Adding a 12 volt power outlet to the Helix

There are three questions that have to be answered: (1) what kind of outlet to use; (2) where to put the outlet; (3) where to connect the wiring?

If you think the Helix Shop Manual is going to be much help -- think again! The wiring diagrams are nearly impossible to read, and tracing a wire's path across the page will drive you nutty in short order. It's easier to just look over the actual wiring, seeking a connector that can be 'pirated' or that is left over from some previous incarnation of this very long-lived scooter.

However, the wiring diagram does give a hint; heavy gauge red wires are "hot primary" wires in nearly every case, so those are a good bet for a source of power for accessories.

The second question is partly esthetics and partly practicality; the outlet, when in use, has to be located where the wiring to the accessory is not in the way of steering or other essential operations. Locating the outlet so that it opens upward will invite rain infiltration, even if it is said to be "weatherproof."

You can't really answer the 3rd question until you get into the guts of the scooter, then it's a matter of keeping the wiring as short and secure as feasible.

Automobile accessory power outlet (Left) There's a typical "cigarette lighter" power outlet. The outer shell should unscrew easily (this one did NOT!) and the mounting bracket can be used or left in place as a washer if the outlet is mounted in a panel, as I did here.

(Right) I decided to mount the outlet in the face of the "maintenance panel." Theoretically, this panel is easy to remove (see page 13-4.) HA! Removing the 3 screws is easy; releasing the "tabs" (which you cannot see) and "raising" this panel while clearing the handlebars and the parking brake release (the rectangular hole) is VERY frustrating - - - and wait until you try to put it back together!


Helix maintenance panel
Tapered reamer Since I did not have a 7/8" boring bit (required for sliding the body of the outlet in place) I drilled a small hole and used this "all-sixteenths" reamer (left) to enlarge it - - slowly and carefully!
(Right) The power outlet installed easily; but be absolutely certain that it will fit in the space behind the panel -- before you drill the first hole! Accessory power outlet
Power outlet back side (Left) Measure, and actually put the device in place. To be certain that there is plenty of clearance for everything. Do this BEFORE drilling or cutting anything!

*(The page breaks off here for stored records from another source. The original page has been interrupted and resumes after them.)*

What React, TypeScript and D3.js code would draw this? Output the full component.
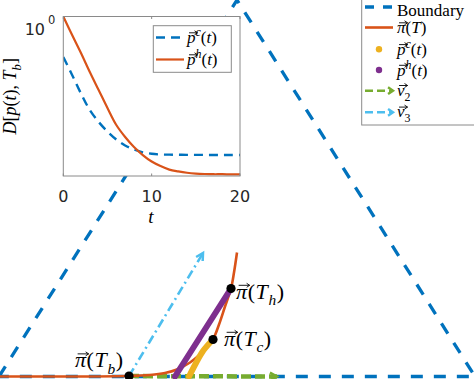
import React from 'react';
import * as d3 from 'd3';

// ---------- Inset data: distance to pi(T_b) over time ----------
const tSteps = [0, 1, 2, 3, 4, 5, 6, 7, 8, 9, 10, 11, 12, 13, 14, 15, 16, 17, 18, 19, 20];
const distCold = [0.173, 0.0794, 0.0356, 0.0174, 0.0104, 0.00687, 0.00486, 0.00375, 0.00315, 0.00279, 0.00262, 0.00254, 0.00252, 0.00251, 0.0025, 0.0025, 0.00249, 0.00249, 0.00248, 0.00248, 0.00248];
const distHot = [1.0, 0.449, 0.206, 0.0904, 0.0415, 0.019, 0.0091, 0.00542, 0.00351, 0.00248, 0.00187, 0.00154, 0.00132, 0.00122, 0.00115, 0.00111, 0.00109, 0.00108, 0.00108, 0.00107, 0.00107];
const insetXTicks = [0, 10, 20];
const insetYTicks = [1];
const insetXDomain = [0, 20];
const insetYDomain = [1e-3, 1];

// ---------- Main panel: simplex coordinates ----------
const boundaryX = [0, 0.5, 1, 0];
const boundaryY = [0, 0.866, 0, 0];
const piX = [0, 0.2731, 0.3172, 0.3487, 0.3739, 0.4013, 0.4223, 0.4391, 0.4496, 0.4622, 0.4748, 0.4874, 0.4937, 0.5];
const piY = [0, 0.001, 0.00345, 0.00805, 0.0161, 0.0322, 0.0506, 0.069, 0.0851, 0.1196, 0.161, 0.2024, 0.2392, 0.2852];
const hotX = [0.3697, 0.4874];
const hotY = [0, 0.2024];
const coldX = [0.3992, 0.4139, 0.4286, 0.4496];
const coldY = [0, 0.0311, 0.0587, 0.0851];
const markSubs = ['b', 'c', 'h'];
const markX = [0.2731, 0.4496, 0.4874];
const markY = [0.001, 0.0851, 0.2024];
const v2Tip = [0.584, 0];
const v3Tip = [0.4286, 0.2841];

const C_BLUE = '#0072BD';
const C_ORANGE = '#D95319';
const C_YELLOW = '#EDB120';
const C_PURPLE = '#7E2F8E';
const C_GREEN = '#77AC30';
const C_CYAN = '#4DBEEE';
const SERIF = '"Liberation Serif", "DejaVu Serif", serif';
const SANS = '"DejaVu Sans", sans-serif';
const AXIS = '#8a8a8a';

type Part = { s: string; i?: boolean; sub?: boolean; sup?: boolean };

function MathText(props: { x: number; y: number; fs: number; parts: Part[]; vec?: boolean; anchor?: string; transform?: string; ls?: number }) {
  const { x, y, fs, parts, vec, anchor, transform, ls } = props;
  let shift = 0;
  const spans = parts.map((p, k) => {
    const target = p.sub ? 0.3 * fs : p.sup ? -0.4 * fs : 0;
    const dy = target - shift;
    shift = target;
    return (
      <tspan key={k} dy={dy} fontStyle={p.i ? 'italic' : 'normal'} fontSize={p.sub || p.sup ? fs * 0.7 : fs}>
        {p.s}
      </tspan>
    );
  });
  const ay = y - 0.6 * fs;
  const ax1 = x + 0.12 * fs;
  const ax2 = x + 0.62 * fs;
  return (
    <g transform={transform}>
      <text x={x} y={y} fontFamily={SERIF} fontSize={fs} fill="#000" textAnchor={anchor || 'start'} letterSpacing={ls || 0}>
        {spans}
      </text>
      {vec && (
        <path
          d={`M${ax1},${ay}L${ax2},${ay}M${ax2 - 3},${ay - 2}L${ax2},${ay}L${ax2 - 3},${ay + 2}`}
          stroke="#000"
          strokeWidth={0.9}
          fill="none"
        />
      )}
    </g>
  );
}

function headPath(x0: number, y0: number, x1: number, y1: number, len = 8, ang = 0.45) {
  const a = Math.atan2(y1 - y0, x1 - x0);
  const lx = x1 - len * Math.cos(a - ang);
  const ly = y1 - len * Math.sin(a - ang);
  const rx = x1 - len * Math.cos(a + ang);
  const ry = y1 - len * Math.sin(a + ang);
  return `M${lx},${ly}L${x1},${y1}L${rx},${ry}`;
}

export default function App() {
  const W = 474;
  const H = 379;

  // main scales
  const xM = d3.scaleLinear().domain([0, 1]).range([-1, 475]);
  const yM = d3.scaleLinear().domain([0, 0.866]).range([376.5, 0]);
  const lineM = d3.line<[number, number]>().x((d) => xM(d[0])).y((d) => yM(d[1]));
  const curveM = d3
    .line<[number, number]>()
    .x((d) => xM(d[0]))
    .y((d) => yM(d[1]))
    .curve(d3.curveCatmullRom.alpha(0.5));

  const boundaryPts = boundaryX.map((v, i) => [v, boundaryY[i]] as [number, number]);
  const piPts = piX.map((v, i) => [v, piY[i]] as [number, number]);
  const hotPts = hotX.map((v, i) => [v, hotY[i]] as [number, number]);
  const coldPts = coldX.map((v, i) => [v, coldY[i]] as [number, number]);
  const tb: [number, number] = [markX[0], markY[0]];

  // inset scales
  const iL = 63.3, iR = 240, iT = 16.5, iB = 176;
  const xI = d3.scaleLinear().domain(insetXDomain).range([iL, iR]);
  const yI = d3.scaleLog().domain(insetYDomain).range([iB, iT]);
  const lineI = d3
    .line<number>()
    .x((_, i) => xI(tSteps[i]))
    .y((d) => yI(d))
    .curve(d3.curveCatmullRom.alpha(0.5));

  const labelOffsets = [
    { dx: -54, dy: -9 },
    { dx: 11, dy: 6 },
    { dx: 5, dy: 10 },
  ];

  // legend rows
  const lgX = 361.7;
  const rowY = [7, 27.5, 49.3, 70, 90.7, 112.3];
  const sx1 = 365, sx2 = 393, tx = 397;
  const lfs = 17;

  return (
    <svg width={W} height={H} style={{ position: 'absolute', left: 0, top: 0, background: '#fff' }}>
      <defs>
        <clipPath id="insetClip">
          <rect x={iL} y={iT - 2} width={iR - iL} height={iB - iT + 2} />
        </clipPath>
      </defs>
      <rect x={0} y={0} width={W} height={H} fill="#fff" />

      {/* boundary */}
      <path d={lineM(boundaryPts) || ''} fill="none" stroke={C_BLUE} strokeWidth={3.3} strokeDasharray="12 11" />

      {/* v2 arrow */}
      <path d={lineM([tb, v2Tip as [number, number]]) || ''} stroke={C_GREEN} strokeWidth={4.5} strokeDasharray="10 4" fill="none" />
      <path d={headPath(xM(tb[0]), yM(0), xM(v2Tip[0]), yM(v2Tip[1]), 8, 0.5)} stroke={C_GREEN} strokeWidth={2.5} fill="none" />

      {/* pi(T) curve */}
      <path d={curveM(piPts) || ''} fill="none" stroke={C_ORANGE} strokeWidth={2.6} />

      {/* v3 arrow */}
      <path d={lineM([tb, v3Tip as [number, number]]) || ''} stroke={C_CYAN} strokeWidth={2.6} strokeDasharray="9 4 2 4" fill="none" />
      <path d={headPath(xM(tb[0]), yM(tb[1]), xM(v3Tip[0]), yM(v3Tip[1]), 8, 0.5)} stroke={C_CYAN} strokeWidth={2.5} fill="none" />

      {/* trajectories */}
      <path d={curveM(hotPts) || ''} fill="none" stroke={C_PURPLE} strokeWidth={6} strokeLinecap="round" />
      <path d={curveM(coldPts) || ''} fill="none" stroke={C_YELLOW} strokeWidth={6} strokeLinecap="round" />

      {/* marked points */}
      {markX.map((mx, i) => (
        <circle key={i} cx={xM(mx)} cy={yM(markY[i])} r={4.6} fill="#000" />
      ))}
      {markX.map((mx, i) => (
        <MathText
          key={'l' + i}
          x={xM(mx) + labelOffsets[i].dx}
          y={yM(markY[i]) + labelOffsets[i].dy}
          fs={22}
          ls={0.6}
          vec
          parts={[{ s: 'π', i: true }, { s: '(' }, { s: 'T', i: true }, { s: markSubs[i], i: true, sub: true }, { s: ')' }]}
        />
      ))}

      {/* ---------- inset ---------- */}
      <rect x={iL} y={iT} width={iR - iL} height={iB - iT} fill="#fff" />
      <g clipPath="url(#insetClip)">
        <path d={lineI(distCold) || ''} fill="none" stroke={C_BLUE} strokeWidth={2.4} strokeDasharray="9 6" />
        <path d={lineI(distHot) || ''} fill="none" stroke={C_ORANGE} strokeWidth={2.2} />
      </g>
      <rect x={iL} y={iT} width={iR - iL} height={iB - iT} fill="none" stroke={AXIS} strokeWidth={1} />
      {insetXTicks.map((t) => (
        <g key={t}>
          <line x1={xI(t)} x2={xI(t)} y1={iB} y2={iB - 2.5} stroke={AXIS} />
          <line x1={xI(t)} x2={xI(t)} y1={iT} y2={iT + 2.5} stroke={AXIS} />
          <text x={xI(t)} y={202} textAnchor="middle" fontFamily={SANS} fontSize={16} fill="#262626">
            {t}
          </text>
        </g>
      ))}
      {insetYTicks.map((v) => (
        <g key={v}>
          <line x1={iL} x2={iL + 2.5} y1={yI(v)} y2={yI(v)} stroke={AXIS} />
          <line x1={iR} x2={iR - 2.5} y1={yI(v)} y2={yI(v)} stroke={AXIS} />
          <text x={45} y={yI(v) + 18.5} textAnchor="end" fontFamily={SANS} fontSize={16} fill="#262626">
            10
          </text>
          <text x={48} y={yI(v) + 7.5} fontFamily={SANS} fontSize={11.5} fill="#262626">
            {Math.round(Math.log10(v))}
          </text>
        </g>
      ))}
      <MathText x={151} y={223} fs={19} anchor="middle" parts={[{ s: 't', i: true }]} />
      <MathText
        x={0}
        y={0}
        fs={18}
        anchor="middle"
        transform={`translate(16,${(iT + iB) / 2}) rotate(-90)`}
        parts={[
          { s: 'D', i: true },
          { s: '[' },
          { s: 'p', i: true },
          { s: '(' },
          { s: 't', i: true },
          { s: '), ' },
          { s: 'T', i: true },
          { s: 'b', i: true, sub: true },
          { s: ']' },
        ]}
      />

      {/* inset legend */}
      <rect x={153.3} y={25.7} width={78} height={46.6} fill="#fff" stroke={AXIS} strokeWidth={1} />
      <line x1={156} x2={184} y1={37.5} y2={37.5} stroke={C_BLUE} strokeWidth={2.4} strokeDasharray="9 6" />
      <line x1={156} x2={184} y1={59.5} y2={59.5} stroke={C_ORANGE} strokeWidth={2.2} />
      <MathText x={187} y={43} fs={17} vec parts={[{ s: 'p', i: true }, { s: 'c', i: true, sup: true }, { s: '(' }, { s: 't', i: true }, { s: ')' }]} />
      <MathText x={187} y={65} fs={17} vec parts={[{ s: 'p', i: true }, { s: 'h', i: true, sup: true }, { s: '(' }, { s: 't', i: true }, { s: ')' }]} />

      {/* ---------- main legend ---------- */}
      <rect x={lgX} y={-3} width={130} height={128} fill="#fff" stroke={AXIS} strokeWidth={1} />
      <line x1={sx1} x2={sx2} y1={rowY[0]} y2={rowY[0]} stroke={C_BLUE} strokeWidth={3.3} strokeDasharray="9 9" />
      <MathText x={tx} y={rowY[0] + 8.5} fs={lfs} parts={[{ s: 'Boundary' }]} />
      <line x1={sx1} x2={sx2} y1={rowY[1]} y2={rowY[1]} stroke={C_ORANGE} strokeWidth={2.6} />
      <MathText x={tx} y={rowY[1] + 5.5} fs={lfs} vec parts={[{ s: 'π', i: true }, { s: '(' }, { s: 'T', i: true }, { s: ')' }]} />
      <circle cx={379} cy={rowY[2]} r={3.2} fill={C_YELLOW} />
      <MathText x={tx} y={rowY[2] + 5.5} fs={lfs} vec parts={[{ s: 'p', i: true }, { s: 'c', i: true, sup: true }, { s: '(' }, { s: 't', i: true }, { s: ')' }]} />
      <circle cx={379} cy={rowY[3]} r={3.2} fill={C_PURPLE} />
      <MathText x={tx} y={rowY[3] + 5.5} fs={lfs} vec parts={[{ s: 'p', i: true }, { s: 'h', i: true, sup: true }, { s: '(' }, { s: 't', i: true }, { s: ')' }]} />
      <line x1={sx1} x2={sx2} y1={rowY[4]} y2={rowY[4]} stroke={C_GREEN} strokeWidth={2.6} strokeDasharray="8 4" />
      <path d={headPath(sx1, rowY[4], sx2, rowY[4], 6, 0.6)} stroke={C_GREEN} strokeWidth={2.4} fill="none" />
      <MathText x={tx} y={rowY[4] + 5} fs={lfs} vec parts={[{ s: 'v', i: true }, { s: '2', sub: true }]} />
      <line x1={sx1} x2={sx2} y1={rowY[5]} y2={rowY[5]} stroke={C_CYAN} strokeWidth={2.6} strokeDasharray="8 4" />
      <path d={headPath(sx1, rowY[5], sx2, rowY[5], 6, 0.6)} stroke={C_CYAN} strokeWidth={2.4} fill="none" />
      <MathText x={tx} y={rowY[5] + 5} fs={lfs} vec parts={[{ s: 'v', i: true }, { s: '3', sub: true }]} />
    </svg>
  );
}
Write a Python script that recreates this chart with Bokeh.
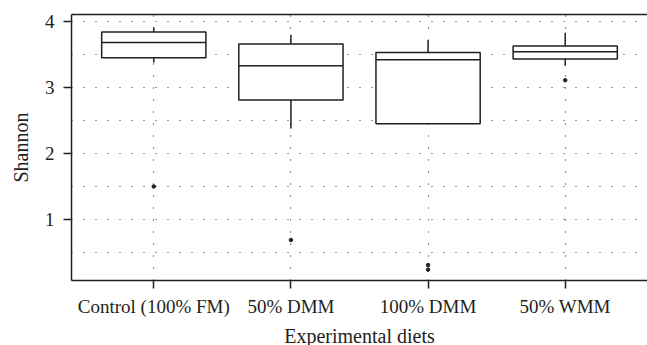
from bokeh.plotting import figure
from bokeh.models import Range1d, FixedTicker, LinearAxis, ColumnDataSource
from bokeh.embed import file_html
from bokeh.resources import INLINE

categories = ["Control (100% FM)", "50% DMM", "100% DMM", "50% WMM"]
lower_whisker = [3.38, 2.38, 2.45, 3.33]
q1 = [3.45, 2.81, 2.45, 3.43]
median = [3.68, 3.33, 3.42, 3.54]
q3 = [3.84, 3.66, 3.53, 3.63]
upper_whisker = [3.91, 3.80, 3.72, 3.83]
outlier_group = ["Control (100% FM)", "50% DMM", "100% DMM", "100% DMM", "50% WMM"]
outlier_values = [1.50, 0.69, 0.31, 0.24, 3.11]

FONT = "Liberation Serif"
INK = "#231f20"
BOX_W = 0.76

pos = {c: i + 1 for i, c in enumerate(categories)}
xs = [pos[c] for c in categories]

src = ColumnDataSource(dict(
    x=xs, left=[x - BOX_W / 2 for x in xs], right=[x + BOX_W / 2 for x in xs],
    lw=lower_whisker, q1=q1, med=median, q3=q3, uw=upper_whisker))
osrc = ColumnDataSource(dict(x=[pos[c] for c in outlier_group], y=outlier_values))

p = figure(frame_width=576, frame_height=266, output_backend="svg", toolbar_location=None,
           x_range=Range1d(0.4, 4.6), y_range=Range1d(0.076, 4.106),
           min_border_left=71, min_border_top=14, min_border_bottom=0, min_border_right=0)
p.outline_line_color = None
p.background_fill_color = "white"

# grid
p.xgrid.ticker = FixedTicker(ticks=xs)
p.ygrid.ticker = FixedTicker(ticks=[1, 2, 3, 4], minor_ticks=[0.5, 1.5, 2.5, 3.5])
for g in (p.xgrid, p.ygrid):
    g.grid_line_color = "#333333"
    g.grid_line_dash = "1 11"
    g.grid_line_width = 1.2
p.ygrid.minor_grid_line_color = "#333333"
p.ygrid.minor_grid_line_dash = "1 11"
p.ygrid.minor_grid_line_width = 1.2

# whiskers
p.segment(x0="x", y0="q3", x1="x", y1="uw", source=src, line_color=INK, line_width=1.5)
p.segment(x0="x", y0="q1", x1="x", y1="lw", source=src, line_color=INK, line_width=1.5)
# boxes
p.quad(left="left", right="right", bottom="q1", top="q3", source=src,
       fill_color="white", line_color=INK, line_width=1.5)
p.segment(x0="left", y0="med", x1="right", y1="med", source=src, line_color=INK, line_width=1.5)
# outliers
p.scatter(x="x", y="y", source=osrc, size=3.5, color=INK)

# axes
xa = p.xaxis[0]
xa.ticker = FixedTicker(ticks=xs)
xa.major_label_overrides = {pos[c]: c for c in categories}
ya = p.yaxis[0]
ya.ticker = FixedTicker(ticks=[1, 2, 3, 4])
for ax in (xa, ya):
    ax.axis_line_color = INK
    ax.axis_line_width = 1.5
    ax.major_tick_line_color = INK
    ax.major_tick_line_width = 1.5
    ax.major_tick_out = 8
    ax.major_tick_in = 0
    ax.minor_tick_line_color = None
    ax.major_label_text_font = FONT
    ax.major_label_text_font_size = "19px"
    ax.major_label_text_color = INK
    ax.axis_label_text_font = FONT
    ax.axis_label_text_font_size = "20px"
    ax.axis_label_text_font_style = "normal"
    ax.axis_label_text_color = INK
xa.axis_label = "Experimental diets"
ya.axis_label = "Shannon"
xa.major_label_standoff = 7
xa.axis_label_standoff = 5
ya.major_label_standoff = 9
ya.axis_label_standoff = 10

top = LinearAxis(ticker=FixedTicker(ticks=[]), axis_line_color=INK, axis_line_width=1.5,
                 major_tick_line_color=None, minor_tick_line_color=None,
                 major_label_text_font_size="0px")
p.add_layout(top, "above")

open("out.html", "w").write(file_html(p, INLINE))
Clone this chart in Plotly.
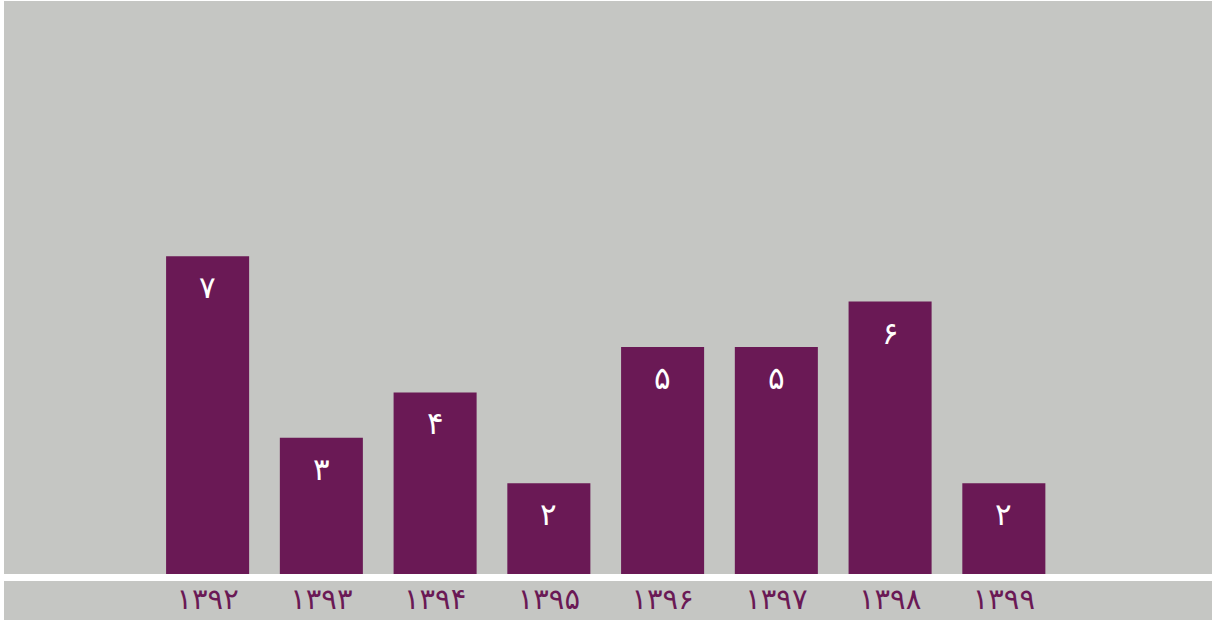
import plotly.graph_objects as go

years = ["۱۳۹۲", "۱۳۹۳", "۱۳۹۴", "۱۳۹۵", "۱۳۹۶", "۱۳۹۷", "۱۳۹۸", "۱۳۹۹"]
values = [7, 3, 4, 2, 5, 5, 6, 2]
value_labels = ["۷", "۳", "۴", "۲", "۵", "۵", "۶", "۲"]

purple = "#6a1955"
gray = "#c5c6c3"

xs = list(range(len(years)))

fig = go.Figure(go.Bar(
    x=xs, y=values,
    marker=dict(color=purple, line=dict(width=0)),
    width=0.73, hoverinfo="skip"))

annotations = [
    dict(x=x, y=v, text=t, xref="x", yref="y", yanchor="top", yshift=-11,
         showarrow=False, font=dict(color="white", size=31, family="DejaVu Sans"))
    for x, v, t in zip(xs, values, value_labels)
]

fig.update_layout(
    width=1212, height=620,
    margin=dict(l=4, r=0, t=1, b=46),
    paper_bgcolor="white", plot_bgcolor=gray,
    showlegend=False,
    annotations=annotations,
    shapes=[dict(type="rect", xref="paper", yref="paper", x0=0, x1=1,
                 y0=-46/573, y1=-7/573, fillcolor=gray, line=dict(width=0), layer="below")],
    xaxis=dict(range=[-1.79, 8.83], tickmode="array", tickvals=xs,
               ticktext=years, showgrid=False, zeroline=False, showline=False,
               ticks="", ticklabelstandoff=5,
               tickfont=dict(color=purple, size=29, family="DejaVu Sans")),
    yaxis=dict(range=[0, 12.62], visible=False, showgrid=False, zeroline=False),
)

fig.write_html("out.html", config={"displayModeBar": False},
               post_script="document.body.style.margin='0';")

(Right) Here you see why this is called a "maintenance" panel. That's the radiator coolant cap! And the side light bulbs can only be replaced by removing this panel.

Leave some slack in the power outlet wiring so that you can remove this panel if necessary, without disconnecting the outlet's wires.

Also, swing the handlebars from lock-to-lock to be sure that the new wiring is not going to be pinched or interfere in any way. Uuummmm - you DO have the scoot on the center stand?

Power ooutlet installation location
Unused wiring socket in Helix harness

(Left) Unless your Helix has the rarely-installed radio and amp., this socket will be unused. You may be able to find a plug somewhere (try your local Honda powersports dealer) or you can make a "cheater" as I did.


This socket is powered from the "Accessory" fuse in the panel, which is only 5 amperes -- I'd think a 7.5 amp or even 10 amp fuse would be safe, if you mean to use the power outlet for other accessories, perhaps only for short-term uses however.


Ground terminal

This spade lug (above) was clipped and used as a "cheater" plug into the vacant accessory socket above. It is a perfect fit.
The ring terminal above was cut open to allow installation without completely removing the bolt. This prevents losing a hard-to-reach nut below the bracket.
(Right) The new wiring is routed safely away from the steering (the black ground wire final position is to the right of the radiator filling cap.) The ground wire is clamped under the bolt holding the support bracket for the radiator filler; it was checked for continuity to ground before making the connection; with these plastic fairing scooters, you can't assume that things are integral with the metal frame.

The Maintenance Cover is ready to re-install. This turned out to be the worst part of the project!
Wires -- routing
Testing later showed that the installation was satisfactory. The GPS's power plug does not extend far enough to cause a problem with the driver's right knee. Even when getting on and off the scooter, this is no problem.

More than 200 miles later: The cheater plug is still in place and working OK -- but my little air compressor DID blow the 5 amp fuse; I haven't tried it with the 7.5 amp in place as yet. I do suggest that you seek a "high quality" power socket rather than relying on the cheap stuff.